Prudence a 24 ans. Pleine de vie, elle hait cordialement le café, adore le chocolat, et kiffe toujours autant regarder les Totally Spies. Maladroite toujours, peu sûre d’elle parfois, les épreuves de la vie lui ont inculqué comme valeurs principales de ne jamais baisser les bras et qu’il ne faut jamais s’interdire de rêver.
À part sa philosophie de vie très optimiste et dynamique, Prudence est en Master 1 Administration économique et sociale à l’Université Paris Panthéon-Sorbonne. Elle est intéressée par les domaines de l’archéologie et des ressources humaines, même si elle trouve que ces deux domaines sont très différents. Dans ses temps libres, Prudence pratique le Dancehall, une danse qu’elle trouve très importante en raison du fait que cette danse est très riche car elle est aussi chargée d’histoire.
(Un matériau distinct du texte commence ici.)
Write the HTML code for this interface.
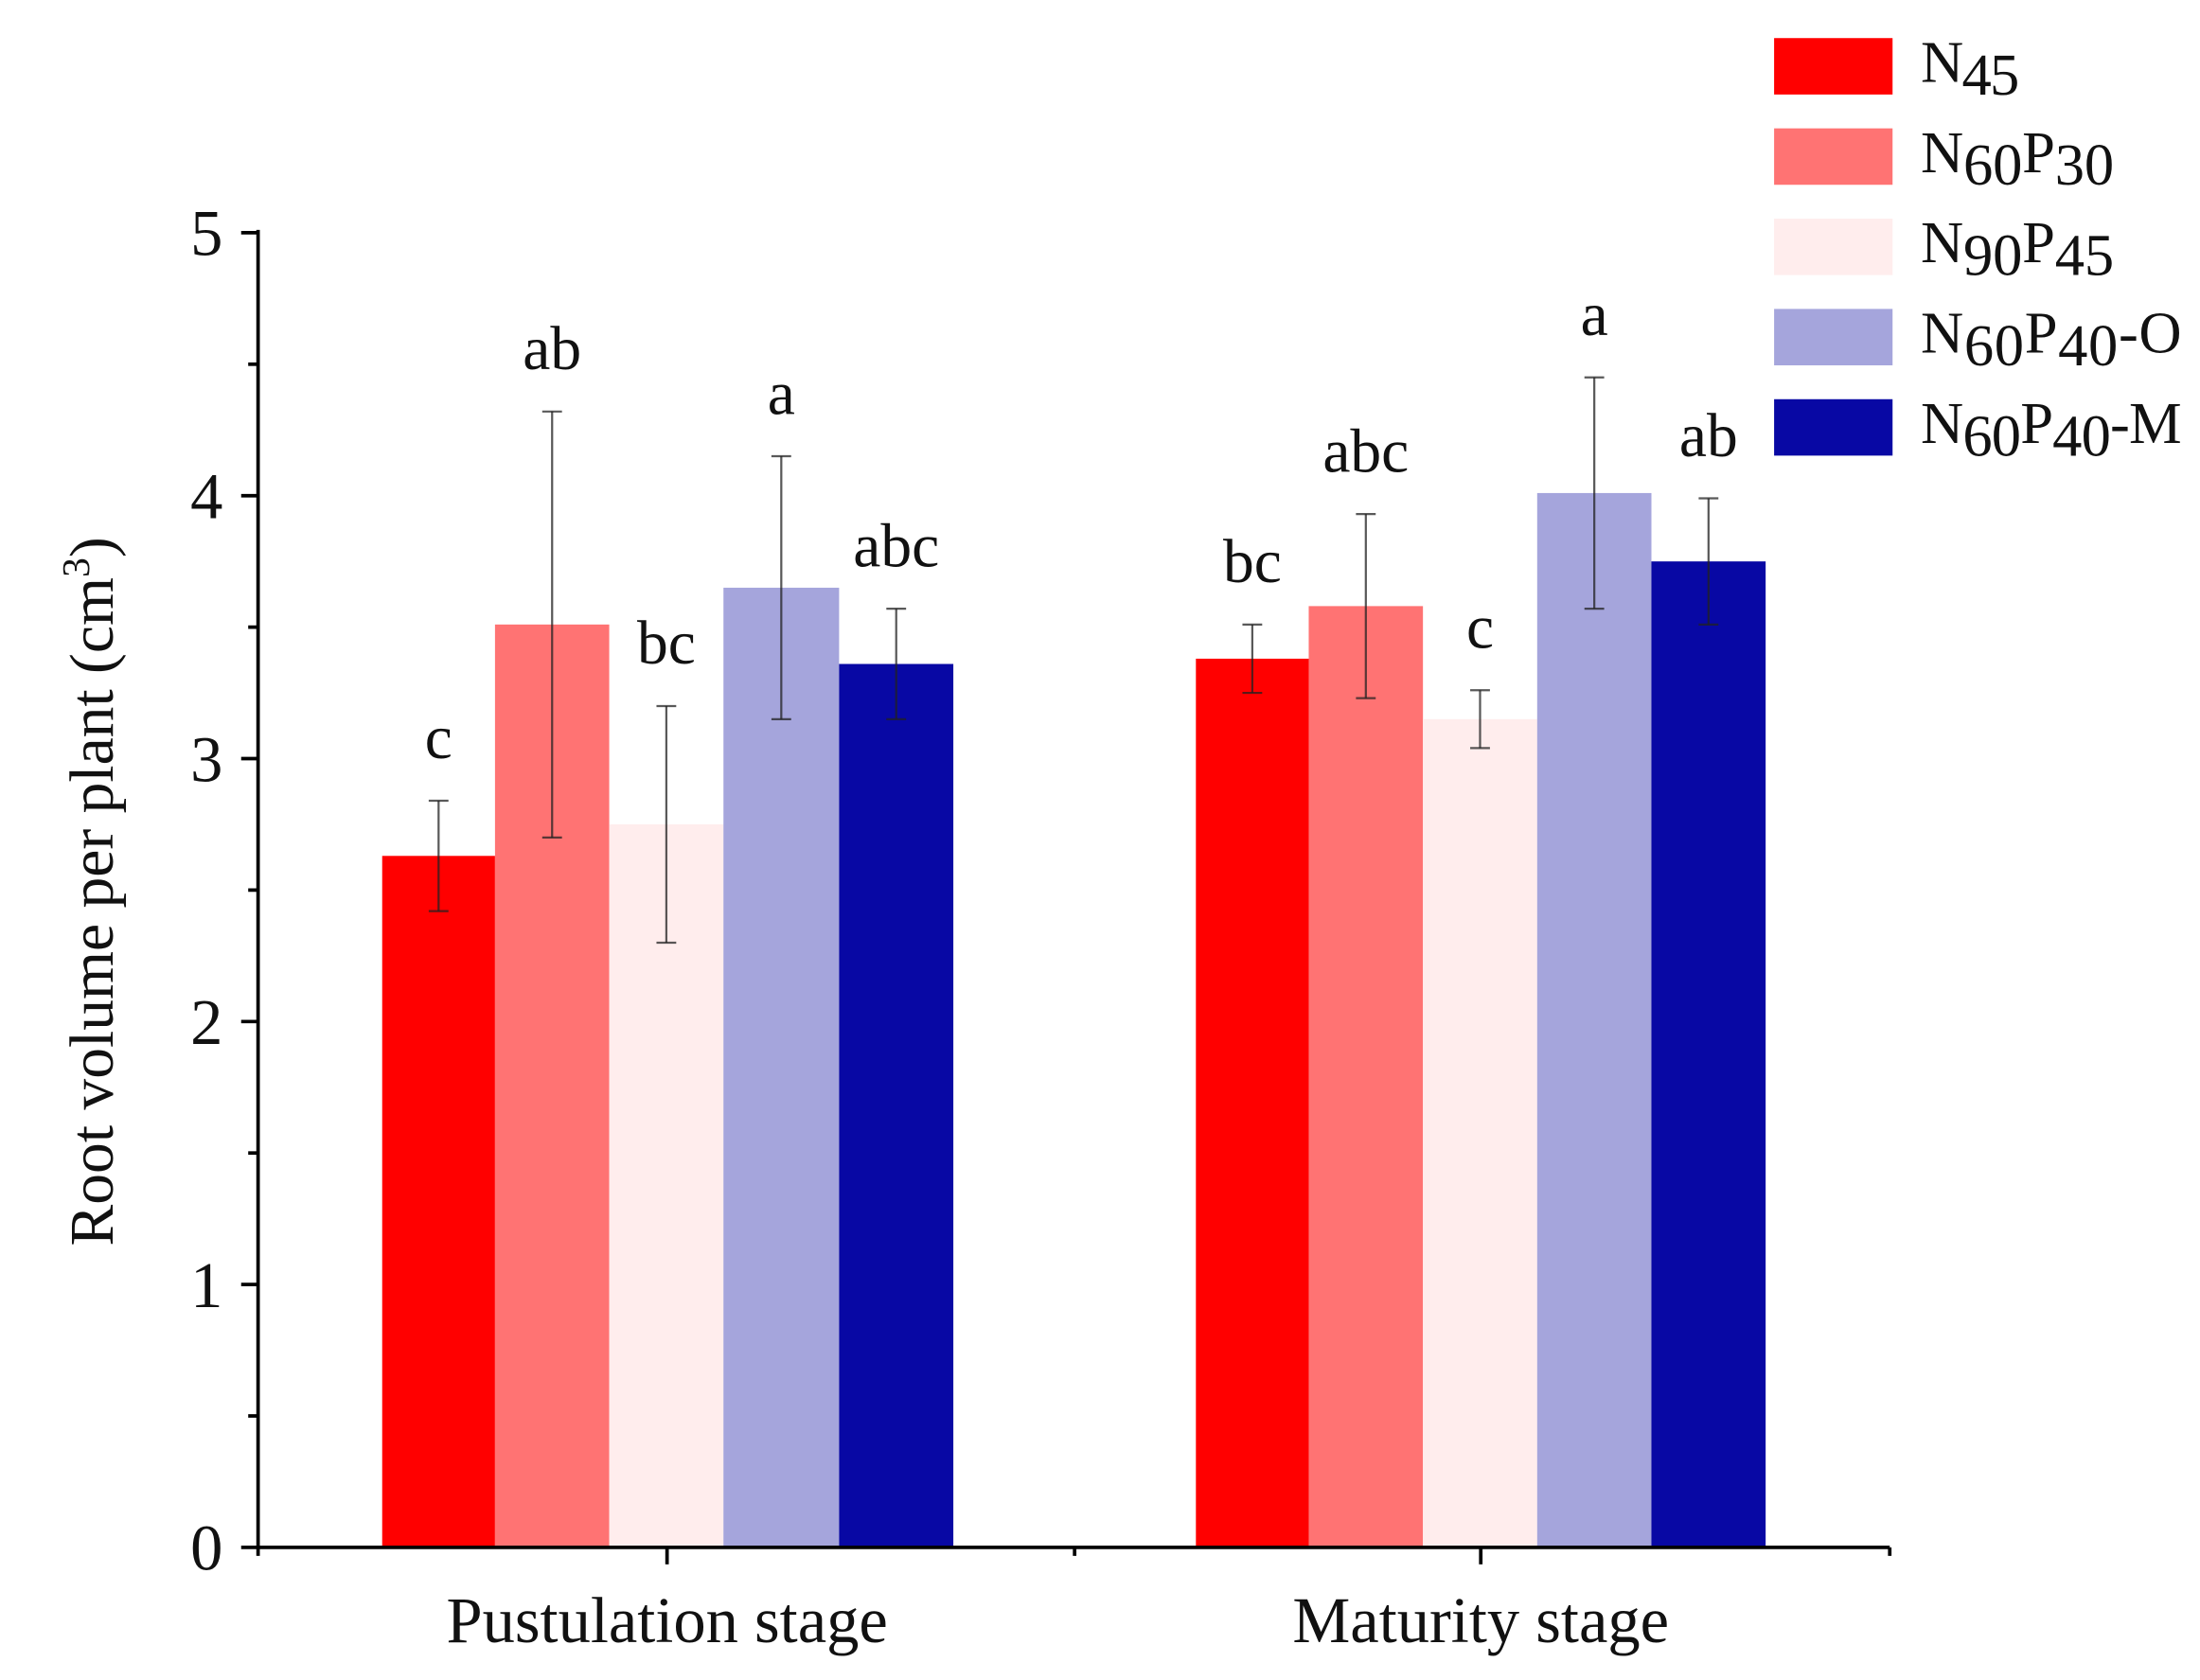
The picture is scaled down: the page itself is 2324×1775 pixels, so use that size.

Elle se décrit comme un melting pot de cultures puisqu’elle est d’origine ivoirienne et congolaise. Prudence a choisit le programme IMPOWER suite à un “éveil personnel” qui l’a rendu bien plus soucieuse de ce qui se produit dans le monde et veut dès lors poser sa “petite pierre à l’édifice” en participant au changement. Elle a choisi le voyage au Sénégal parce qu’elle a été attiré par ce pays en raison de son histoire (notamment l’île de Gorée qui fût lieu stratégique de la traite des esclaves). Elle pense que ce séjour sera une expérience très enrichissante et humainement très différente d’un voyage classique.